Interurban has had an odd trajectory. This premium pub grub spot opened on Mississippi at the end of 2011 under the ownership of John Gorham, Kurt Huffman and Dan Hart. Gorham has two Restaurant of the Year plaques; Huffman owns a piece of about a dozen spots including No. 4 St. Jack. The Big Three never found a flow, and Hart bought the others out of this underlit little tavern with a big, sometimes smoky patio. You might figure Interurban was destined for a downgrade—Hart otherwise owns two beer-focused German spots, the bro-y bar Prost and Stammtisch. But, finally, five years in, Interurban has come into its own as a roundly excellent gastropub with top-tier draft beer, excellent cocktails, and food that pairs well with both. Chef Jonny Henry's small menu at this "publican's table" is mostly the same stuff you find at others of its ilk—roasted bone marrow, crab cakes, steak frites, salad topped with blue cheese and hazelnuts—but it's the first and only place in Portland to do it on the level you find at places like Denver's Euclid Hall. An early fall visit found the kitchen assembling a simple but exquisite salad from ultra-ripe heirloom tomatoes, a fat dollop of maple-smoked chevre, tissue paper-thin slivers of salty fatback and sweet, nutty Banyuls vinegar ($10). It's exactly the sort of thing that looks easy to compose until you see it bungled so many times. Our entrees included a perfectly grilled rainbow trout served under fried leeks and above smoked baby potatoes ($14) and a perfectly medium-rare hanger steak ($15), served already sliced and sopped with a rich, spicy and delightfully trashy demi glace. Pair it with the artisanal Jell-O shots ($3, jiggly G&Ts on our visit) and apologize to no one.

(Megan Nanna)
(Megan Nanna)

GO: 4057 N Mississippi Ave., 503-284-6669, interurbanpdx.com. 3 pm-2:30 am Monday-Friday, 10 am-2:30 am Saturday-Sunday. $.

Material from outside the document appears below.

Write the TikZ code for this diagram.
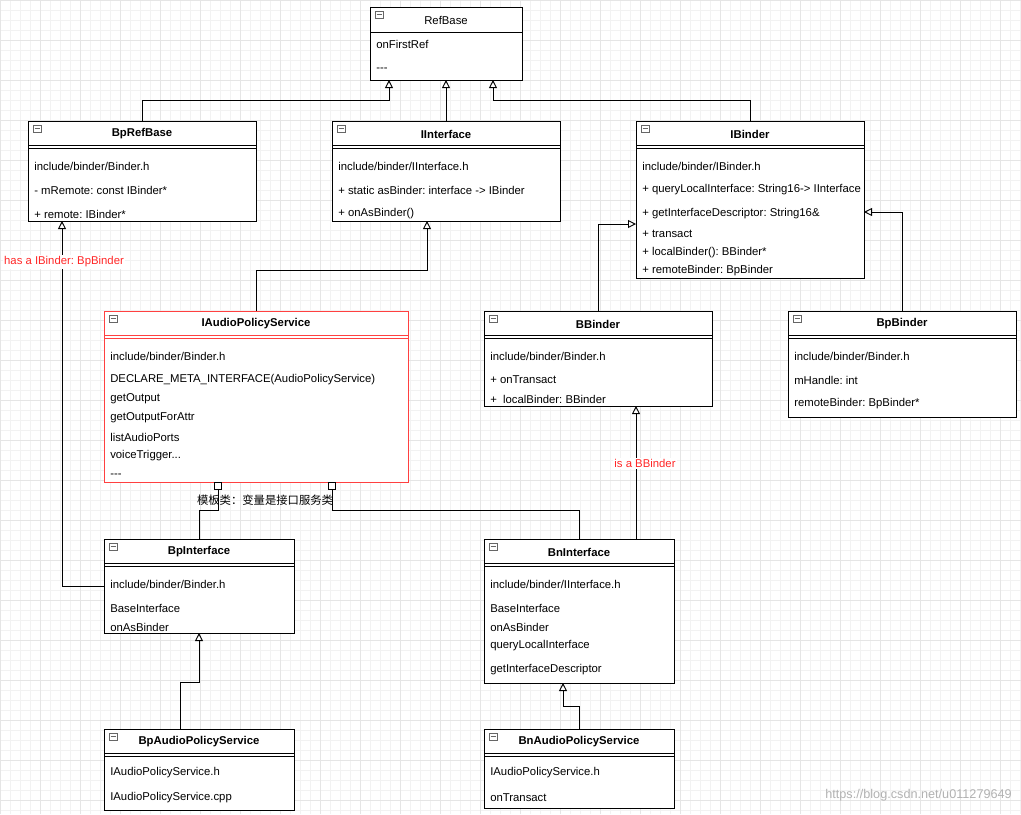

Eat: Steak, potatoes, salad—seriously.

Drink: The rotating beer list is fantastic, and the cocktails are better. Interurban does one of the best Old Fashioneds ($10) in town and is equally passionate about other classics, like an Applejack Fix made with Laird's and Combier orange ($10) and a version of the storied old gin-and-vermouth cocktail known as the Lone Tree, here made with Hayman's old tom and both Dolin dry and Cinzano rossa ($10).

Most popular dish: Trout BLT with house-smoked rainbow trout and Nueske's bacon on bread baked fresh to order, and the boar burger with roasted Hatch chiles, queso botanero and pickled jalapeños.

Noise level: 55/100

Expected wait: Usually none.

Who you'll eat with: It really depends on where you're sitting.